Die Fariante mit den Plastikfisch ist mir neu, wie heißt es so schön ... _"Probieren geht über Studieren"

_Benutze hier auch mal die Suchfunktion, (__ Reiher-Reiherschreck etc.) dann wirst Du einiges finden.


----------



## Hubabuba (19. Sep. 2006)

*AW:  Fischreiher (Abwehr)*

Hallo @ ll

Die Schnur ist auf jedem Fall empfehlenswert....relativ nah am Teich...es gibt kaum einen __ Reiher der direkt ins Wasser fliegt.
Die Idee mit dem Fisch finde ich Weltklasse  *malfreschgrinsenmuß) Ich kann mir gut vorstellen wie der Reiher versucht ihn mit seinem Schnabel zu schnappen und zu stechen.......bis dann sind die anderen wirklich gewarnt.

An meinem zweiten Teich im Garten habe ich 2 Plastikreiher aufgestellt...mal hilft es mal nicht...aber da ist das Wasser auch extrem grün und sie haben so bessere Chancen nicht gesehen zu werden.

Gruß
Rolf


----------



## lestrat (19. Sep. 2006)

*AW:  Fischreiher (Abwehr)*

Hallo Rolf,

wie ich dass zum ersten mal gelesen hatte, fand ich dass auch Klasse. 

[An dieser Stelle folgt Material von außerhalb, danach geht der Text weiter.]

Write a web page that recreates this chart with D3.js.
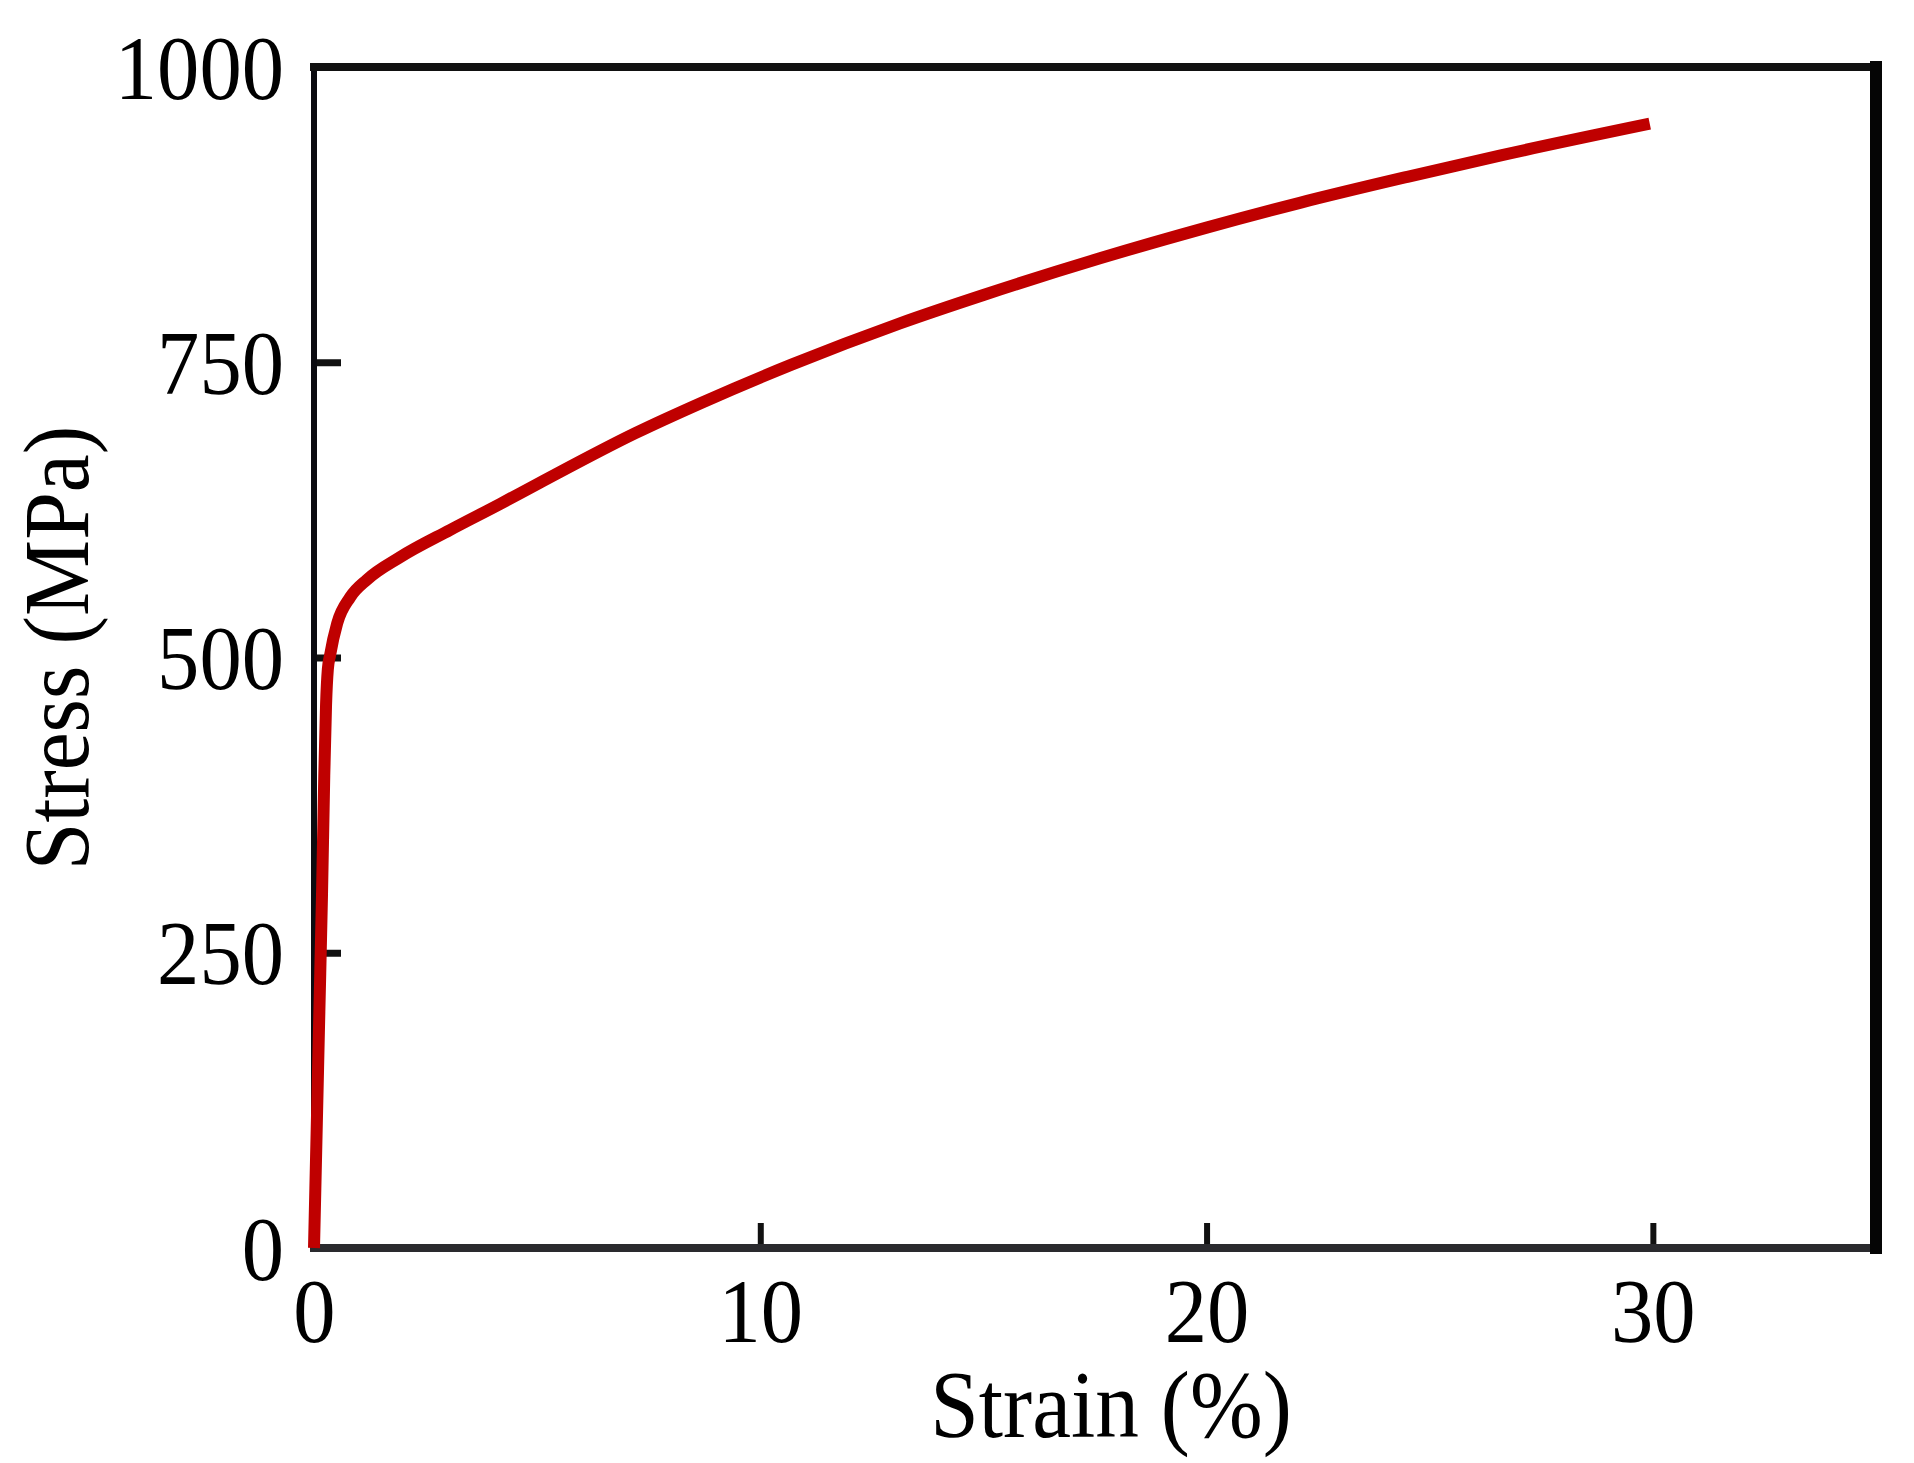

Aber wie ist das mit der Gewöhnung, kann sich ein __ Reiher nicht an so etwas gewöhnen ?

Werde es wahrscheinlich nit dem Fisch versuchen und den alle 2-3 Tage versetzen. Bin mal gespannt ob das funktioniert. 
Schnüre werde ich aber auch noch spannen. (doppelt gemoppelt hält besser)

Danke 

lestrat


----------



## Hubabuba (20. Sep. 2006)

*AW:  Fischreiher (Abwehr)*

Hallo Lestrat

Mit der Gewöhnung hast du vielleicht Recht, aber die Vögel sind auch einem gewissen Stress ausgesetzt und wer weis darüber schon mehr.
Das mit den Schnüren ist, was ich zumindest aus etlichen Gesprächen gehört habe das beste Mittel.
Je mehr Aufgaben an den Vogel gestellt sind um so mehr Fehler kann er auch machen. Der muß ja auch wieder lernen damit umzugehen. Vielleichjt zweifelt er ja auch sich selbst wenn er den Plastik Fisch etliche Mal getroffen hat und der keinerlei Wirkung zeigt 

Gruß
Rolf


----------



## Mink (20. Sep. 2006)

*AW:  Fischreiher (Abwehr)*

Hi@all
Hmm, ein Rheiher mit Minderwertigkeitskomplexen... finde ich gut!  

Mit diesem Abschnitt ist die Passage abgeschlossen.